GOAL
Retype, please, the listing from its opening line through the line that contains "Arial, Helvetica, sans-serif';", both included, without the pictures.

[Entries with chart source code]

+ + + + + + +

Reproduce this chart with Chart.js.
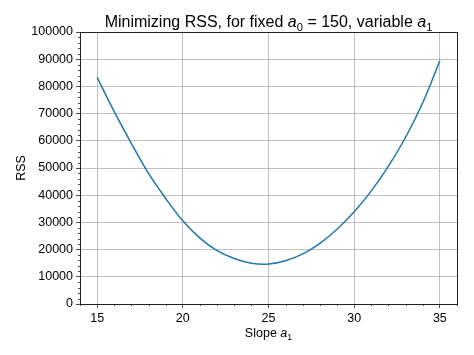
<!DOCTYPE html>
<html>
<head>
<meta charset="utf-8">
<script src="https://cdn.jsdelivr.net/npm/chart.js@4.4.0/dist/chart.umd.min.js"></script>
<style>
html,body{margin:0;padding:0;background:#fff;}
#wrap{width:474px;height:355px;position:relative;}
</style>
</head>
<body>
<div id="wrap"><canvas id="c" width="474" height="355"></canvas></div>
<script>
// Slope values a1 (x) and RSS
const slopeValues = [15,16,17,18,19,20,21,22,23,24,25,26,27,28,29,30,31,32,33,34,35];
const rssValues = [83300,70700,59000,48000,38800,30600,24200,19600,16700,15000,14700,15900,18400,22300,27500,33900,41600,50700,61300,74000,89400];
const xTickLabels = [15,20,25,30,35];
const yTickLabels = [0,10000,20000,30000,40000,50000,60000,70000,80000,90000,100000];
const xMinorTicks = [14,16,17,18,19,21,22,23,24,26,27,28,29,31,32,33,34,36];

const FONT = '"Liberation Sans", Arial, Helvetica, sans-serif';

function drawRich(ctx, parts, cx, baseline, size) {
  const fontFor = s => s === 'i' ? `italic ${size}px ${FONT}` : (s === 's' ? `${size*0.7}px ${FONT}` : `${size}px ${FONT}`);
  let total = 0;
  const widths = parts.map(p => { ctx.font = fontFor(p[1]); const w = ctx.measureText(p[0]).width; total += w; return w; });
  let x = cx - total/2;
  ctx.fillStyle = '#000';
  ctx.textAlign = 'left';
  ctx.textBaseline = 'alphabetic';
  parts.forEach((p,i) => {
    ctx.font = fontFor(p[1]);
    ctx.fillText(p[0], x, baseline + (p[1]==='s' ? size*0.22 : 0));
    x += widths[i];
  });
}

const decor = {
  id: 'decor',
  afterDraw(chart) {
    const ctx = chart.ctx, a = chart.chartArea;
    const xs = chart.scales.x, ys = chart.scales.y;
    ctx.save();
    ctx.strokeStyle = '#222';
    ctx.lineWidth = 1;
    ctx.strokeRect(Math.round(a.left)+0.5, Math.round(a.top)+0.5, Math.round(a.right-a.left), Math.round(a.bottom-a.top));
    ctx.beginPath();
    xMinorTicks.forEach(v => {
      const px = Math.round(xs.getPixelForValue(v)) + 0.5;
      ctx.moveTo(px, a.bottom); ctx.lineTo(px, a.bottom + 2);
    });
    for (let v = 0; v <= 100000; v += 2000) {
      if (v % 10000 === 0) continue;
      const py = Math.round(ys.getPixelForValue(v)) + 0.5;
      ctx.moveTo(a.left, py); ctx.lineTo(a.left - 2, py);
    }
    ctx.strokeStyle = '#222';
    ctx.lineWidth = 0.8;
    ctx.stroke();
    const cx = (a.left + a.right)/2;
    drawRich(ctx, [['Minimizing RSS, for fixed ','n'],['a','i'],['0','s'],[' = 150, variable ','n'],['a','i'],['1','s']], cx, 27, 16);
    drawRich(ctx, [['Slope ','n'],['a','i'],['1','s']], cx, 337, 12.5);
    ctx.restore();
  }
};

new Chart(document.getElementById('c'), {
  type: 'line',
  data: {
    datasets: [{
      data: slopeValues.map((x,i) => ({x, y: rssValues[i]})),
      borderColor: '#1f77b4',
      borderWidth: 1.5,
      pointRadius: 0,
      fill: false,
      tension: 0.4
    }]
  },
  options: {
    responsive: false,
    animation: false,
    devicePixelRatio: 1,
    layout: { padding: { top: 32, right: 17, bottom: 0, left: 0 } },
    plugins: { legend: { display: false }, tooltip: { enabled: false }, title: { display: false } },
    scales: {
      x: {
        type: 'linear', min: 14, max: 36,
        afterBuildTicks: s => { s.ticks = xTickLabels.map(v => ({value: v})); },
        afterFit: s => { s.height = 51; },
        ticks: { color: '#000', font: { size: 12.5, family: FONT }, padding: 3, maxRotation: 0, callback: v => String(v) },
        grid: { color: '#b0b0b0', lineWidth: 0.8, tickColor: '#222', tickLength: 4 },
        border: { display: true, color: '#222', width: 1 }
      },
      y: {
        type: 'linear', min: 0, max: 100000,
        afterBuildTicks: s => { s.ticks = yTickLabels.map(v => ({value: v})); },
        afterFit: s => { s.width = 80; },
        ticks: { color: '#000', font: { size: 12.5, family: FONT }, padding: 3, callback: v => String(v) },
        grid: { color: '#b0b0b0', lineWidth: 0.8, tickColor: '#222', tickLength: 4 },
        border: { display: true, color: '#222', width: 1 },
        title: { display: true, text: 'RSS', color: '#000', font: { size: 12.5, family: FONT }, padding: { top: 14, bottom: 0 } }
      }
    }
  },
  plugins: [decor]
});
</script>
</body>
</html>
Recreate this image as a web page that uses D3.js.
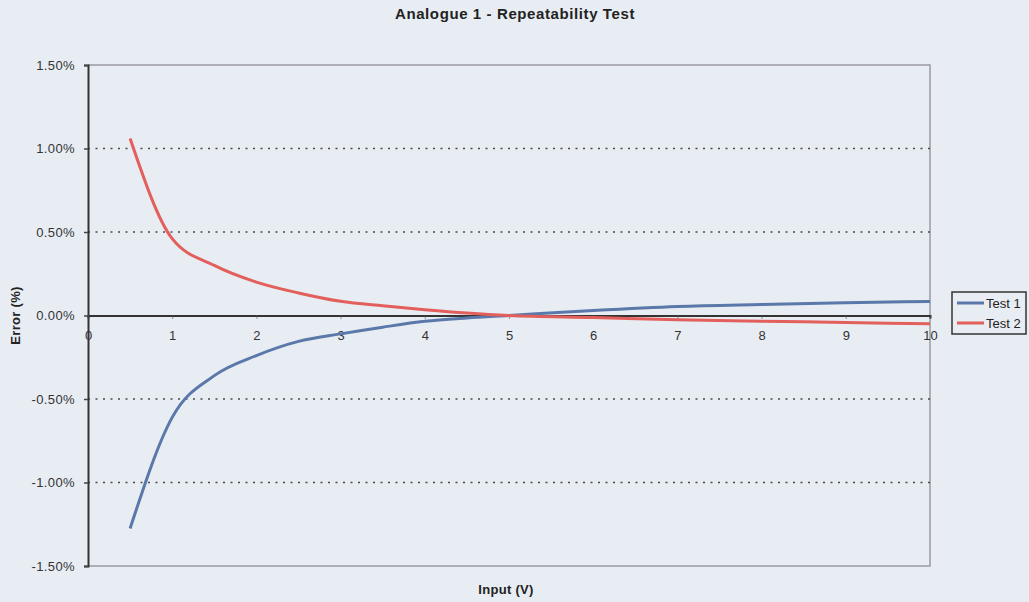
<!DOCTYPE html>
<html>
<head>
<meta charset="utf-8">
<script src="https://cdn.jsdelivr.net/npm/d3@7"></script>
<style>
  html, body { margin: 0; padding: 0; background: #e8edf3; }
  svg { display: block; font-family: "Liberation Sans", Arial, sans-serif; }
</style>
</head>
<body>
<svg id="chart" width="1029" height="602"></svg>
<script>
// Input voltage (V) at which each error reading was taken
const inputs = [0.5, 1, 1.5, 2, 2.5, 3, 3.5, 4, 4.5, 5, 6, 7, 8, 9, 10];
// Error (%) for each run
const test1 = [-1.275, -0.61, -0.36, -0.24, -0.155, -0.11, -0.07, -0.035, -0.015, 0, 0.03, 0.054, 0.066, 0.076, 0.084];
const test2 = [1.06, 0.46, 0.30, 0.20, 0.135, 0.085, 0.058, 0.035, 0.015, 0, -0.012, -0.026, -0.034, -0.042, -0.05];
const seriesNames = ["Test 1", "Test 2"];
const seriesColors = ["#5a78aa", "#e35f5c"];
const xTicks = [0, 1, 2, 3, 4, 5, 6, 7, 8, 9, 10];
const yTicks = [1.5, 1.0, 0.5, 0, -0.5, -1.0, -1.5];
const gridValues = [1.0, 0.5, -0.5, -1.0];

const svg = d3.select("#chart");
const plotLeft = 88, plotRight = 930, plotTop = 65, plotBottom = 566;
const font = "Liberation Sans, Arial, sans-serif";

const x = d3.scaleLinear().domain([0, 10]).range([plotLeft, plotRight]);
const y = d3.scaleLinear().domain([-1.5, 1.5]).range([plotBottom, plotTop]);

// Percent labels with a plain hyphen for negatives
const pct = d => (d < 0 ? "-" : "") + Math.abs(d).toFixed(2) + "%";

// Title
svg.append("text")
  .attr("x", 515).attr("y", 19)
  .attr("text-anchor", "middle")
  .attr("font-size", 15).attr("font-weight", "bold").attr("fill", "#222")
  .attr("letter-spacing", 0.6)
  .text("Analogue 1 - Repeatability Test");

// Plot frame (top, right, bottom in light grey)
svg.append("path")
  .attr("d", `M${plotLeft},${plotTop}H${plotRight}V${plotBottom}H${plotLeft}`)
  .attr("fill", "none").attr("stroke", "#9a9aa2").attr("stroke-width", 1.5);

// Dotted gridlines
svg.append("g").selectAll("line").data(gridValues).join("line")
  .attr("x1", plotLeft).attr("x2", plotRight)
  .attr("y1", d => y(d)).attr("y2", d => y(d))
  .attr("stroke", "#4a4a4a").attr("stroke-width", 1.6)
  .attr("stroke-dasharray", "2,5.5");

// Y axis
const yAxis = d3.axisLeft(y).tickValues(yTicks).tickFormat(pct)
  .tickSize(4).tickPadding(9);
const gy = svg.append("g").attr("transform", `translate(${plotLeft},0)`).call(yAxis);
gy.select(".domain").attr("stroke", "#333").attr("stroke-width", 2);
gy.selectAll(".tick line").attr("stroke", "#444").attr("stroke-width", 1.5);
gy.selectAll(".tick text").attr("font-size", 13).attr("fill", "#333")
  .attr("letter-spacing", 0.4).attr("font-family", font);

// X axis along the zero line
const xAxis = d3.axisBottom(x).tickValues(xTicks).tickFormat(d3.format("d"))
  .tickSize(3).tickPadding(12);
const gx = svg.append("g").attr("transform", `translate(0,${y(0)})`).call(xAxis);
gx.select(".domain").attr("stroke", "#333").attr("stroke-width", 2);
gx.selectAll(".tick line").attr("stroke", "#555").attr("stroke-width", 1.2)
  .attr("stroke-dasharray", "1,1");
gx.selectAll(".tick text").attr("font-size", 13).attr("fill", "#333")
  .attr("font-family", font);

// Axis titles
svg.append("text")
  .attr("transform", `translate(20,${y(0)}) rotate(-90)`)
  .attr("text-anchor", "middle")
  .attr("font-size", 13).attr("font-weight", "bold").attr("fill", "#222")
  .attr("letter-spacing", 0.3)
  .text("Error (%)");
svg.append("text")
  .attr("x", 506).attr("y", 594)
  .attr("text-anchor", "middle")
  .attr("font-size", 13).attr("font-weight", "bold").attr("fill", "#222")
  .attr("letter-spacing", 0.3)
  .text("Input (V)");

// Series lines
const line = d3.line().x(d => x(d[0])).y(d => y(d[1])).curve(d3.curveMonotoneX);
[test1, test2].forEach((vals, i) => {
  svg.append("path")
    .datum(inputs.map((v, j) => [v, vals[j]]))
    .attr("fill", "none")
    .attr("stroke", seriesColors[i])
    .attr("stroke-width", 3)
    .attr("stroke-linejoin", "round")
    .attr("d", line);
});

// Legend
const lg = svg.append("g").attr("transform", "translate(952,292)");
lg.append("rect").attr("width", 74).attr("height", 42)
  .attr("fill", "#e8edf3").attr("stroke", "#333").attr("stroke-width", 1.5);
seriesNames.forEach((name, i) => {
  const yy = 11 + i * 20;
  lg.append("line").attr("x1", 5).attr("x2", 32).attr("y1", yy).attr("y2", yy)
    .attr("stroke", seriesColors[i]).attr("stroke-width", 3);
  lg.append("text").attr("x", 34).attr("y", yy + 5)
    .attr("font-size", 13).attr("fill", "#222").text(name);
});
</script>
</body>
</html>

+ + + + + + +

SOLUTION TO THE EXERCISE
Reproduce this chart with Chart.js.
<!DOCTYPE html>
<html>
<head>
<meta charset="utf-8">
<script src="https://cdn.jsdelivr.net/npm/chart.js@4.4.0/dist/chart.umd.min.js"></script>
<style>
html,body{margin:0;padding:0;background:#fff;}
#wrap{width:474px;height:355px;position:relative;}
</style>
</head>
<body>
<div id="wrap"><canvas id="c" width="474" height="355"></canvas></div>
<script>
// Slope values a1 (x) and RSS
const slopeValues = [15,16,17,18,19,20,21,22,23,24,25,26,27,28,29,30,31,32,33,34,35];
const rssValues = [83300,70700,59000,48000,38800,30600,24200,19600,16700,15000,14700,15900,18400,22300,27500,33900,41600,50700,61300,74000,89400];
const xTickLabels = [15,20,25,30,35];
const yTickLabels = [0,10000,20000,30000,40000,50000,60000,70000,80000,90000,100000];
const xMinorTicks = [14,16,17,18,19,21,22,23,24,26,27,28,29,31,32,33,34,36];

const FONT = '"Liberation Sans", Arial, Helvetica, sans-serif';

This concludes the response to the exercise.